• Job
The listing below holds pictures; exclude them. Return exactly the lines from the one with "Rebuild this chart" through the one with "scores = [timer, rose, moment, ttm, units, gpt4ts, unitime]".

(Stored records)
━━━━━━━━━━━━━━━━━━━━━━━━━━━━━━

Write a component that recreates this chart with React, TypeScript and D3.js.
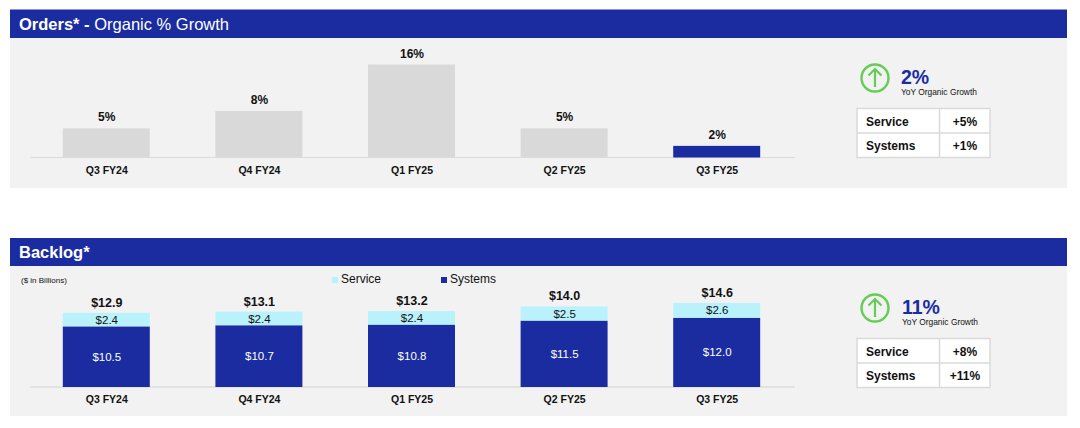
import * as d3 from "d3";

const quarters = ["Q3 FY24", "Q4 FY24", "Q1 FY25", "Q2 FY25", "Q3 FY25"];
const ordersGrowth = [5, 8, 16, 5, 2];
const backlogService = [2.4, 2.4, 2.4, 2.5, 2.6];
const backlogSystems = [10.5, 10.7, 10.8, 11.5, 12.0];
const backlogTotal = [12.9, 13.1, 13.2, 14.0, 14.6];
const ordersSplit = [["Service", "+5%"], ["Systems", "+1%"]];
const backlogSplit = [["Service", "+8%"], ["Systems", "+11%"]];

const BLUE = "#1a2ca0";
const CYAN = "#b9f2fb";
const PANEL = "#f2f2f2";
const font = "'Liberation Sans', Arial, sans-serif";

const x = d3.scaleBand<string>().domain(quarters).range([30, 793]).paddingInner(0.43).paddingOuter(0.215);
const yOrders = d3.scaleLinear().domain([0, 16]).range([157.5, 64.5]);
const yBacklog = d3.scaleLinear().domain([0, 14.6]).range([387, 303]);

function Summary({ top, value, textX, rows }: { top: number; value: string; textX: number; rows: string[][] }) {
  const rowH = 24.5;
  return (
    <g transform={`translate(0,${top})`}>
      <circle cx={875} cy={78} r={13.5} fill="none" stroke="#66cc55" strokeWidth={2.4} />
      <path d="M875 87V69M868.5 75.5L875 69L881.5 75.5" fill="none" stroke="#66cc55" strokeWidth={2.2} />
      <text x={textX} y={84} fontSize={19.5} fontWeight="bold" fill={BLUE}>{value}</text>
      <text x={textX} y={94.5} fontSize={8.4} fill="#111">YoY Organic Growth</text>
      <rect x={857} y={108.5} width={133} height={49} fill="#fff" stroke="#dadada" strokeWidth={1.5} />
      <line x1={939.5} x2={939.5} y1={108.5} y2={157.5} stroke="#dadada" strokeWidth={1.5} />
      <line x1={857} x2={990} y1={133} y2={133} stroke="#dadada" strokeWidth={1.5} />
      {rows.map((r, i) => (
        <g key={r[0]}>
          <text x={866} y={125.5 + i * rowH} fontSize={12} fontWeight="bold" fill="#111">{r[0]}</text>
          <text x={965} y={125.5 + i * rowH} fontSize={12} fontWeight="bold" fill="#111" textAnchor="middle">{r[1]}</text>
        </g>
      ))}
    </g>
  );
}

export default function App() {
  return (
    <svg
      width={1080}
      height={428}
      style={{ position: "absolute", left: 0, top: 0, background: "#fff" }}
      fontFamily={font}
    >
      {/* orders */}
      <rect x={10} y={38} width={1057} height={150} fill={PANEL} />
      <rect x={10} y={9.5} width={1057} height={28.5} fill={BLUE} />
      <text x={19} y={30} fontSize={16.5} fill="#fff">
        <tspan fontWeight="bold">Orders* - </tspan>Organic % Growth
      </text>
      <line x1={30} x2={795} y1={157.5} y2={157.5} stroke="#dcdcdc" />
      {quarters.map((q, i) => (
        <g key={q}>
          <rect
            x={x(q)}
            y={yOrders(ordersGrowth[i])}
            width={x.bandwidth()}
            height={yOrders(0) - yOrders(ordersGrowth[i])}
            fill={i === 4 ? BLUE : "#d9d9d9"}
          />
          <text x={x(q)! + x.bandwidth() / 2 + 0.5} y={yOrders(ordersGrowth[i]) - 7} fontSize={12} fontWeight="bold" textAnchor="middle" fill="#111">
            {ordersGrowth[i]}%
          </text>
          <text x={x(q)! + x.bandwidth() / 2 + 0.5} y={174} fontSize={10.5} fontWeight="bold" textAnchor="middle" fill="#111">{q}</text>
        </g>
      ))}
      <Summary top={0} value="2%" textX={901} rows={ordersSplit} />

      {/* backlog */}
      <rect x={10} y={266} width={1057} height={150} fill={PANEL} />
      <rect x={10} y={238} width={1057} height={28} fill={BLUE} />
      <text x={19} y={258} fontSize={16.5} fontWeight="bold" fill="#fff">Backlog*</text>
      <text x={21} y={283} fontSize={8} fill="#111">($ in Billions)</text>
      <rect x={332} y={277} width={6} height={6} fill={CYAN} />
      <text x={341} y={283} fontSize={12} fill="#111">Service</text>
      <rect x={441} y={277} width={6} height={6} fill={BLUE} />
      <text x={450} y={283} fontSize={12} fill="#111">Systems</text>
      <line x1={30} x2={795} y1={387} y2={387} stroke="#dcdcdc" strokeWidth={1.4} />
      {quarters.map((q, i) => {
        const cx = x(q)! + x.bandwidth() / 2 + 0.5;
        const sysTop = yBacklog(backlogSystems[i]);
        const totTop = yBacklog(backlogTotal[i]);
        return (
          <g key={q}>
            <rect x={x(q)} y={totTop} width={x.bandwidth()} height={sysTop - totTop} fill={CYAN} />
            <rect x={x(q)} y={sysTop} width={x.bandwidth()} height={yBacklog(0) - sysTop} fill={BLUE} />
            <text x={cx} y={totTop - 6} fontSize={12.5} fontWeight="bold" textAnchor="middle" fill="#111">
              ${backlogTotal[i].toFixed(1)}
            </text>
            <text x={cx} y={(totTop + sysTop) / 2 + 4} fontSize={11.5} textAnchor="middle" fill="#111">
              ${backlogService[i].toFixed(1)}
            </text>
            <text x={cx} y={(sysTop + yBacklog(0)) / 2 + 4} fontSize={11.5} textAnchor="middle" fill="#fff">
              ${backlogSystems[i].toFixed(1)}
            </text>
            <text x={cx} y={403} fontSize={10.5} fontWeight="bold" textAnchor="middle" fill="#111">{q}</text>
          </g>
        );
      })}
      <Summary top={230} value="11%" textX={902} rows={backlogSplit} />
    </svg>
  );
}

━━━━━━━━━━━━━━━━━━━━━━━━━━━━━━

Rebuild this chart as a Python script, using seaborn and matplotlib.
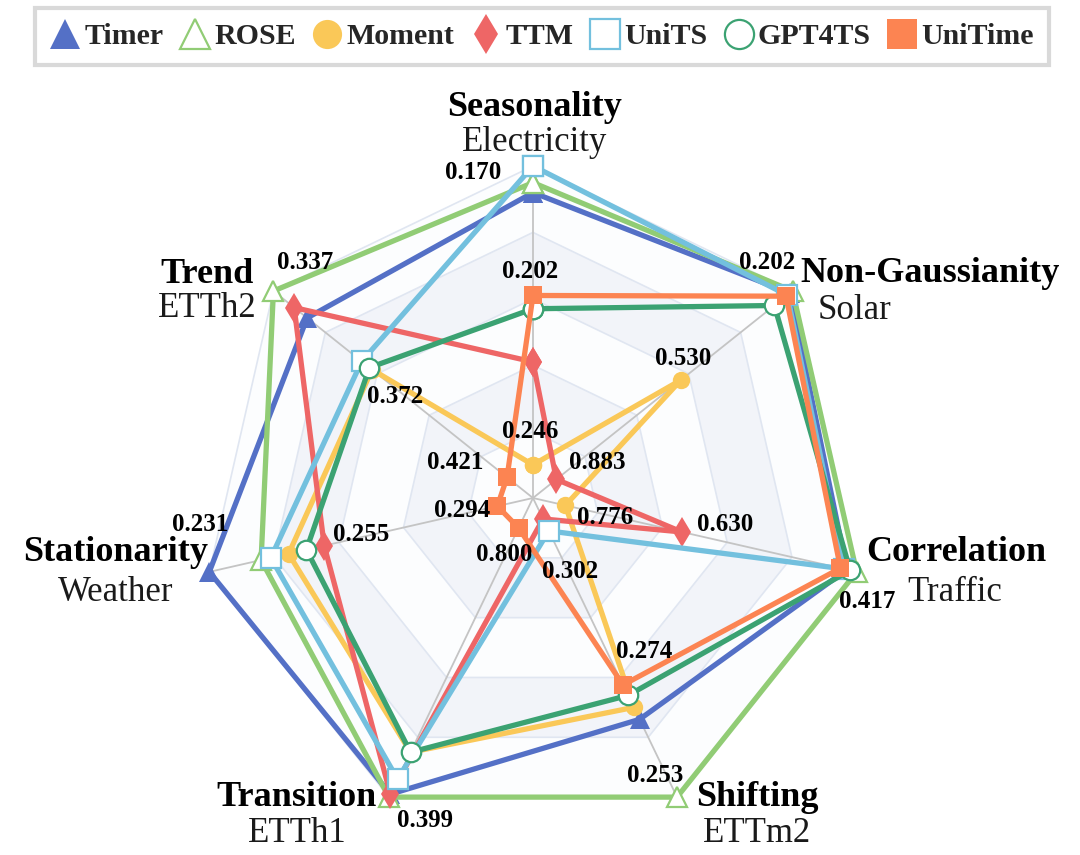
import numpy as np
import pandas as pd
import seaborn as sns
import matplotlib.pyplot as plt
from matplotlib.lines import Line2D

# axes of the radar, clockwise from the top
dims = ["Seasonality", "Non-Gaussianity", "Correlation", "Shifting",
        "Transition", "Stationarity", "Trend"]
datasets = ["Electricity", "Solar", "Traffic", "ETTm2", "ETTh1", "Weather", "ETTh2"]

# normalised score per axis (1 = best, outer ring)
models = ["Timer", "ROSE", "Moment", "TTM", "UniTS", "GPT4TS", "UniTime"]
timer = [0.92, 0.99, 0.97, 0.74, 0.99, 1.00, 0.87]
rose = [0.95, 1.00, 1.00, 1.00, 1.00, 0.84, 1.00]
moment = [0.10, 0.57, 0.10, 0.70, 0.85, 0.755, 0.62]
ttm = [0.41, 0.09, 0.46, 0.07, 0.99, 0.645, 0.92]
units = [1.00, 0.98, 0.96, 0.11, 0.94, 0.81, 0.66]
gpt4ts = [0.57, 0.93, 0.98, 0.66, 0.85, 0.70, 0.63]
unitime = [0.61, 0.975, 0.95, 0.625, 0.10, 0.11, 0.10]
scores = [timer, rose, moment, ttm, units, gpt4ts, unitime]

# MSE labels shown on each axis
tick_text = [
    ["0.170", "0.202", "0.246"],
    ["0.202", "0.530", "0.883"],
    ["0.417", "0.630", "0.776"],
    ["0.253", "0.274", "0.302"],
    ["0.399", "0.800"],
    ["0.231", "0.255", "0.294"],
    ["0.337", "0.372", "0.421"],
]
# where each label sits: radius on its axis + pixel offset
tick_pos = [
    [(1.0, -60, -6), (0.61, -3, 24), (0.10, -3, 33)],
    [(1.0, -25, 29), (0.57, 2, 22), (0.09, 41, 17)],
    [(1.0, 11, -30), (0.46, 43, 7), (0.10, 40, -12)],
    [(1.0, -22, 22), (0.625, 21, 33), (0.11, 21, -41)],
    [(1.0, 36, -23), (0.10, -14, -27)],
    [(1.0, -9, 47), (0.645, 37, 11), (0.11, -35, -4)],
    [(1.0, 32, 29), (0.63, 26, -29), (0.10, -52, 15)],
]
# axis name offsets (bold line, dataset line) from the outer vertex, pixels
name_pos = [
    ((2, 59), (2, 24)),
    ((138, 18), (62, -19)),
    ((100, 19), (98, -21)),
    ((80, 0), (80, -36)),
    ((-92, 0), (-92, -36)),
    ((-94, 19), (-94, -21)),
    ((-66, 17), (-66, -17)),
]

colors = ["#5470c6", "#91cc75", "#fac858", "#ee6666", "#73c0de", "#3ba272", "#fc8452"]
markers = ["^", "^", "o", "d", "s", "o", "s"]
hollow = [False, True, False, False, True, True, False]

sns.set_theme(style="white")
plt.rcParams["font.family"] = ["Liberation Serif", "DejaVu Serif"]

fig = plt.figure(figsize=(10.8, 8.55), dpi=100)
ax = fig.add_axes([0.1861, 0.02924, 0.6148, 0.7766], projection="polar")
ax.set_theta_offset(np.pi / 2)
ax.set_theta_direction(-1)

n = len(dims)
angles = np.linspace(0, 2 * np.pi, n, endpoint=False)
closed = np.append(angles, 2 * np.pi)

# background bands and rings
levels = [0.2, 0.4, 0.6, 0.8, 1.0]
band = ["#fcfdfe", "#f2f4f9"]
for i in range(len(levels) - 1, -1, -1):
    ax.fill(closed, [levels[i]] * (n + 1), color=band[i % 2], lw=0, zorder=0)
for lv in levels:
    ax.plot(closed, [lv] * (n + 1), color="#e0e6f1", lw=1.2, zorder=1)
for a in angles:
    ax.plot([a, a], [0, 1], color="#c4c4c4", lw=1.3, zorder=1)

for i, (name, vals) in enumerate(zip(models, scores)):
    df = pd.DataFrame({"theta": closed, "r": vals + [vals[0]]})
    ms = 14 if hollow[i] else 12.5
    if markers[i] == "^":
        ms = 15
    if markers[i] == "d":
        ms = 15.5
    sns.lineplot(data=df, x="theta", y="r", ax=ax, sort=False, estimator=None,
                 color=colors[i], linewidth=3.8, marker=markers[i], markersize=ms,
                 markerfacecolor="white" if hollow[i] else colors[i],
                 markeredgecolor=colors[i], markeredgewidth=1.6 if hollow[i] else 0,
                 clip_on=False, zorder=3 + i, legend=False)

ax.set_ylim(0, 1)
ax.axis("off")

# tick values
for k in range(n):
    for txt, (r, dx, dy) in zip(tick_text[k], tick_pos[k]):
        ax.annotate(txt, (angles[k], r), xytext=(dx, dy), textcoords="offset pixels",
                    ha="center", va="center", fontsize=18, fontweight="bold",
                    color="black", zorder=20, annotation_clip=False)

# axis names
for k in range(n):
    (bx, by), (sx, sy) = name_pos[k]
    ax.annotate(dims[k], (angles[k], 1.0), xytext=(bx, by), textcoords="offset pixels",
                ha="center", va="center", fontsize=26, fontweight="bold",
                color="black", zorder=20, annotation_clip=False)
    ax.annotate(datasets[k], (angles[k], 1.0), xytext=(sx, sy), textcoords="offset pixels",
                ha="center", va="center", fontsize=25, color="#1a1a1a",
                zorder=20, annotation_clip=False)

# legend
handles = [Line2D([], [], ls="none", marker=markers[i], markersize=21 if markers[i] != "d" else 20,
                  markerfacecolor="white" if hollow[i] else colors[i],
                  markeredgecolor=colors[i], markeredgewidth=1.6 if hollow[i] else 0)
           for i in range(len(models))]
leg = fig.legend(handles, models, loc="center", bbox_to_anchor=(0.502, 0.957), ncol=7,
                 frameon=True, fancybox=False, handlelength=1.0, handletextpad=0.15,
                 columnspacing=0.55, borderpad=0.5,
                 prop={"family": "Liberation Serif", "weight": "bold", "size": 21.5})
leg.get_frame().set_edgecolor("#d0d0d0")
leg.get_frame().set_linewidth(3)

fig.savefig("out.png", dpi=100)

━━━━━━━━━━━━━━━━━━━━━━━━━━━━━━

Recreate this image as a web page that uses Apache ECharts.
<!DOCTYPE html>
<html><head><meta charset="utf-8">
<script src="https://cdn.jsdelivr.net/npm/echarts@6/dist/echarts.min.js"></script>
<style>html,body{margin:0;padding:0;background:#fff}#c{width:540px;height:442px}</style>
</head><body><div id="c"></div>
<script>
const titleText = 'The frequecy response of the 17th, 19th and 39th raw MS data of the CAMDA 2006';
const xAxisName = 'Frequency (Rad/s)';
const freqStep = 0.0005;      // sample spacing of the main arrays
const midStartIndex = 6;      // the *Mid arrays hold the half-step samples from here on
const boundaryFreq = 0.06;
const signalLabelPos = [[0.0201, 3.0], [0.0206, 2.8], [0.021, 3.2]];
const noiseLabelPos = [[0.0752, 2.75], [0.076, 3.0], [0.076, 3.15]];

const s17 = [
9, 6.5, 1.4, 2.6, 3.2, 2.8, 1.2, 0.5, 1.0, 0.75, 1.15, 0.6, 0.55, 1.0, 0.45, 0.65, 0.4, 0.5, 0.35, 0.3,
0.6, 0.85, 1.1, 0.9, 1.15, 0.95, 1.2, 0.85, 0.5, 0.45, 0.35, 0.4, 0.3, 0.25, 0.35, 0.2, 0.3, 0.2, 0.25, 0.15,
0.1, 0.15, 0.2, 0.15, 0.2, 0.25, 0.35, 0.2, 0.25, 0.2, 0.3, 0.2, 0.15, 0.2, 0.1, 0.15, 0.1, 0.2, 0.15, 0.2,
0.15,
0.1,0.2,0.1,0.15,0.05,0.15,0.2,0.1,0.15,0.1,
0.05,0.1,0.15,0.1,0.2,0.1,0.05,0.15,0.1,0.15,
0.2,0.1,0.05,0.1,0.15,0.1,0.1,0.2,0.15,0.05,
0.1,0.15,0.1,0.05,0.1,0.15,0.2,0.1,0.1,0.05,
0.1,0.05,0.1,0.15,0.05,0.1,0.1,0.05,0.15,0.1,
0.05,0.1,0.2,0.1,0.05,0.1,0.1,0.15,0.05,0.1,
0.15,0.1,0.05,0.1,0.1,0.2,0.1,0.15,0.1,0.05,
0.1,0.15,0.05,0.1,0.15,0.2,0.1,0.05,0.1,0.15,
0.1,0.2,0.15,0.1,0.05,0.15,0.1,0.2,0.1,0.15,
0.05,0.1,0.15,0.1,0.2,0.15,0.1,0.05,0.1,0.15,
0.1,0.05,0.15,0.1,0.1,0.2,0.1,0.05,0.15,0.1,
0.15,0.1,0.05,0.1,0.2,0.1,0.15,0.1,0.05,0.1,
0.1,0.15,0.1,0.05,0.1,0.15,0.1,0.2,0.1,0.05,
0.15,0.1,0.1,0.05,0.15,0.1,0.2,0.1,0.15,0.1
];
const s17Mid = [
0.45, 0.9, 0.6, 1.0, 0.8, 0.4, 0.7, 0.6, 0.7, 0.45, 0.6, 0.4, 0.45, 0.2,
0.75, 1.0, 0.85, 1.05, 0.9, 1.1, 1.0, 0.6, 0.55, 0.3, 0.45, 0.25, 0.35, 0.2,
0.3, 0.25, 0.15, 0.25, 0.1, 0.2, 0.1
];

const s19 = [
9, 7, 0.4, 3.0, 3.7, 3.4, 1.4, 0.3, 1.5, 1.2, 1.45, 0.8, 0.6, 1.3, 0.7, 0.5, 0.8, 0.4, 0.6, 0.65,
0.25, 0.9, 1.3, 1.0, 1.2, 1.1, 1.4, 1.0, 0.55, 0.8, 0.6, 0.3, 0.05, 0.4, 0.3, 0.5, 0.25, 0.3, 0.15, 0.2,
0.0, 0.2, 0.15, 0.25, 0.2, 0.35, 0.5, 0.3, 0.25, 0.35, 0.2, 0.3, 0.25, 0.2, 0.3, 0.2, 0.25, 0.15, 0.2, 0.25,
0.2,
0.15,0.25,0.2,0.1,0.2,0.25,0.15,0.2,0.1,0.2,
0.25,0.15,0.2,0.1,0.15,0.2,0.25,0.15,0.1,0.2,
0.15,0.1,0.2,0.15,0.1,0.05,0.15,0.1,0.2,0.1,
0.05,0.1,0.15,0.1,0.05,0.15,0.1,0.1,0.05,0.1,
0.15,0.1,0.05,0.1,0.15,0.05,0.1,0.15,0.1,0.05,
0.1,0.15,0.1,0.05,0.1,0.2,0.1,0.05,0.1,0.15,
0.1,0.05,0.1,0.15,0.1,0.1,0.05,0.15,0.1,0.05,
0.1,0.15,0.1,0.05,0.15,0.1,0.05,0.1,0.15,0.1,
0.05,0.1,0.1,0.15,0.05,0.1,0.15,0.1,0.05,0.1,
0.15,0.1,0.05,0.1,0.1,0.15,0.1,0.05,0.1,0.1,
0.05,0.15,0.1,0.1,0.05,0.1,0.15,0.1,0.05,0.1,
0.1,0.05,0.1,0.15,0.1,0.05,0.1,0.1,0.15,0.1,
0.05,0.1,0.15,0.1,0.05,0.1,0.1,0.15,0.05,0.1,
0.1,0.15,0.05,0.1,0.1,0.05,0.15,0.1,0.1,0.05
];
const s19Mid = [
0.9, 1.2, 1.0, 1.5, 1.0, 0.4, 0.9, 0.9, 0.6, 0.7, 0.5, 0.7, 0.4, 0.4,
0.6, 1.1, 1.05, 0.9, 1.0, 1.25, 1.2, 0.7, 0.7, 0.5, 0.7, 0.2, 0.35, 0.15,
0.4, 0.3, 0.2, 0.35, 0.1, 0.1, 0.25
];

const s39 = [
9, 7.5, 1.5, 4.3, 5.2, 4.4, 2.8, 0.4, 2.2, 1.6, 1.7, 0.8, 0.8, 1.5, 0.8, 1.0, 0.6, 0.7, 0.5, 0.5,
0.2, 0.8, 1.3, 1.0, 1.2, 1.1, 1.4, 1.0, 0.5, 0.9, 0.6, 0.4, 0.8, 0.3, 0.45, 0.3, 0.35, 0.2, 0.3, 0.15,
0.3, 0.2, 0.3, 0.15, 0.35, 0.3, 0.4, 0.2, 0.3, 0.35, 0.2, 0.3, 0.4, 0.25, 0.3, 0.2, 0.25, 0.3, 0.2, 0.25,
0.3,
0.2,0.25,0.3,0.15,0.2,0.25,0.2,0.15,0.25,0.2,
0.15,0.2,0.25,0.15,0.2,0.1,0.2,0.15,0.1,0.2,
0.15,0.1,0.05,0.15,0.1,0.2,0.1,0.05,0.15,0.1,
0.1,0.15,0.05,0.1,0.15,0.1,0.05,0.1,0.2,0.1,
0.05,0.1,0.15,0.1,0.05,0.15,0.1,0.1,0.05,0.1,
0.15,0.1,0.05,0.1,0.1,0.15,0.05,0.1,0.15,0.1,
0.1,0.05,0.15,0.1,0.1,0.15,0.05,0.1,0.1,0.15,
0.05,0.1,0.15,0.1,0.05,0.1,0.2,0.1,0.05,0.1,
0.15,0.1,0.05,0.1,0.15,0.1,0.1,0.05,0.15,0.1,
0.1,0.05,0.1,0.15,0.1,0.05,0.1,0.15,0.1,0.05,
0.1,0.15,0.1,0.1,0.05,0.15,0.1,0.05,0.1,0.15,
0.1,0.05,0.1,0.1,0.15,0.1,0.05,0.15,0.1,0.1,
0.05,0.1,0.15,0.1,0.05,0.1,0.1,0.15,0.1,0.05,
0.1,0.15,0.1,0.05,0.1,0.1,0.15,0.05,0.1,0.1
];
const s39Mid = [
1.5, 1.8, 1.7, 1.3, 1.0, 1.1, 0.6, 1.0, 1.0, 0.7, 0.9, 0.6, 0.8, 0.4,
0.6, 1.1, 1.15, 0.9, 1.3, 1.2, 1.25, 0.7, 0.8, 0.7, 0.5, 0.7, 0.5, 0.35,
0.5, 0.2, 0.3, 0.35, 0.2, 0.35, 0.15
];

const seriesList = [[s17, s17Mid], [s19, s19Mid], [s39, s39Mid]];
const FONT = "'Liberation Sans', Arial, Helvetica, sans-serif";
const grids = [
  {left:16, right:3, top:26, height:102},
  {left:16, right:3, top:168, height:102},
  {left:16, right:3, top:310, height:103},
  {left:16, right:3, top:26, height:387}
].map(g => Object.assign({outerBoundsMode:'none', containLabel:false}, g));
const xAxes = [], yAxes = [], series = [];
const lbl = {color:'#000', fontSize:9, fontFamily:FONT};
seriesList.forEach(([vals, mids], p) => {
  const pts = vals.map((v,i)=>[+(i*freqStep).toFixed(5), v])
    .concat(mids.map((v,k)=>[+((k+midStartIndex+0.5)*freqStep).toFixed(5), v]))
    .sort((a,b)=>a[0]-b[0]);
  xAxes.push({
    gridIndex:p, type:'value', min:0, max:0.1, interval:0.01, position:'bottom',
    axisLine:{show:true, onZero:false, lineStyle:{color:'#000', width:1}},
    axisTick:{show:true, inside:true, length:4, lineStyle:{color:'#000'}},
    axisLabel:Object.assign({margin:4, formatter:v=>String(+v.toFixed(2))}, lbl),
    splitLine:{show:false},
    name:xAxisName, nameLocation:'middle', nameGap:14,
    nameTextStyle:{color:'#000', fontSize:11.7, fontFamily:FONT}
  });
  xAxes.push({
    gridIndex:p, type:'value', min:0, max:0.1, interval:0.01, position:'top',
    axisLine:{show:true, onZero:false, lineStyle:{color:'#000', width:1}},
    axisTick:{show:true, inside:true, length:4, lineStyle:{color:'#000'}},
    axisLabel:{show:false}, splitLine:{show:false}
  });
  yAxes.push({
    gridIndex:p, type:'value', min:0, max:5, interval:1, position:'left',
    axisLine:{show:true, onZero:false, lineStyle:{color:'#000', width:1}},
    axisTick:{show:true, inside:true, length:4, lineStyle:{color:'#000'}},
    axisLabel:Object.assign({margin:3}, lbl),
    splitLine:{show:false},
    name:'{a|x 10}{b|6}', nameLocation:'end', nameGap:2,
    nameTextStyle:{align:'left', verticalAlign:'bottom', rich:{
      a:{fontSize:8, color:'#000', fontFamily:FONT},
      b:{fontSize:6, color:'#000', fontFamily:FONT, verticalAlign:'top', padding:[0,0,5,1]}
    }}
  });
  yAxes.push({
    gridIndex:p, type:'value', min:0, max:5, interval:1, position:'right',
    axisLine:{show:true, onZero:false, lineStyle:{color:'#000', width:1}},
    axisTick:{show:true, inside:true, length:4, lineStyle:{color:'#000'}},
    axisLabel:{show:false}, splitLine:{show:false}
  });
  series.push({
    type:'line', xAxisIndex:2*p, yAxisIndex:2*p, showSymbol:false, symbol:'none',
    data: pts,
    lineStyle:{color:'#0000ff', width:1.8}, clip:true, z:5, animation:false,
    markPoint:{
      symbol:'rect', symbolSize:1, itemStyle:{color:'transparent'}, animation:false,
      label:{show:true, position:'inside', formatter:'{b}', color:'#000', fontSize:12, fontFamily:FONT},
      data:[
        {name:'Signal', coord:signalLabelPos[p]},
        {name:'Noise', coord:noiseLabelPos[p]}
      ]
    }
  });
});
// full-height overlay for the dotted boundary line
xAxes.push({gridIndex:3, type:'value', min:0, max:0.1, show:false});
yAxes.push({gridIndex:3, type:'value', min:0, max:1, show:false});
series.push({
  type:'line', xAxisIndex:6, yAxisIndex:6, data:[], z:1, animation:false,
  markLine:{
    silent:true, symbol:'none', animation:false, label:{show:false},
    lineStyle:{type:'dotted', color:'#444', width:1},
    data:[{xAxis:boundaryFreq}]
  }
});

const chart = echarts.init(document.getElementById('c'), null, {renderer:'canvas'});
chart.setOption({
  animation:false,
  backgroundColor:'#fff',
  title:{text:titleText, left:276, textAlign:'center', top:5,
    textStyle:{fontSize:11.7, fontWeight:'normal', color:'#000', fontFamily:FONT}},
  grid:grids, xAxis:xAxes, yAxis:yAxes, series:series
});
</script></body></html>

━━━━━━━━━━━━━━━━━━━━━━━━━━━━━━

• The completed task
Rebuild this chart as a Python script, using seaborn and matplotlib.
import numpy as np
import pandas as pd
import seaborn as sns
import matplotlib.pyplot as plt
from matplotlib.lines import Line2D

# axes of the radar, clockwise from the top
dims = ["Seasonality", "Non-Gaussianity", "Correlation", "Shifting",
        "Transition", "Stationarity", "Trend"]
datasets = ["Electricity", "Solar", "Traffic", "ETTm2", "ETTh1", "Weather", "ETTh2"]

# normalised score per axis (1 = best, outer ring)
models = ["Timer", "ROSE", "Moment", "TTM", "UniTS", "GPT4TS", "UniTime"]
timer = [0.92, 0.99, 0.97, 0.74, 0.99, 1.00, 0.87]
rose = [0.95, 1.00, 1.00, 1.00, 1.00, 0.84, 1.00]
moment = [0.10, 0.57, 0.10, 0.70, 0.85, 0.755, 0.62]
ttm = [0.41, 0.09, 0.46, 0.07, 0.99, 0.645, 0.92]
units = [1.00, 0.98, 0.96, 0.11, 0.94, 0.81, 0.66]
gpt4ts = [0.57, 0.93, 0.98, 0.66, 0.85, 0.70, 0.63]
unitime = [0.61, 0.975, 0.95, 0.625, 0.10, 0.11, 0.10]
scores = [timer, rose, moment, ttm, units, gpt4ts, unitime]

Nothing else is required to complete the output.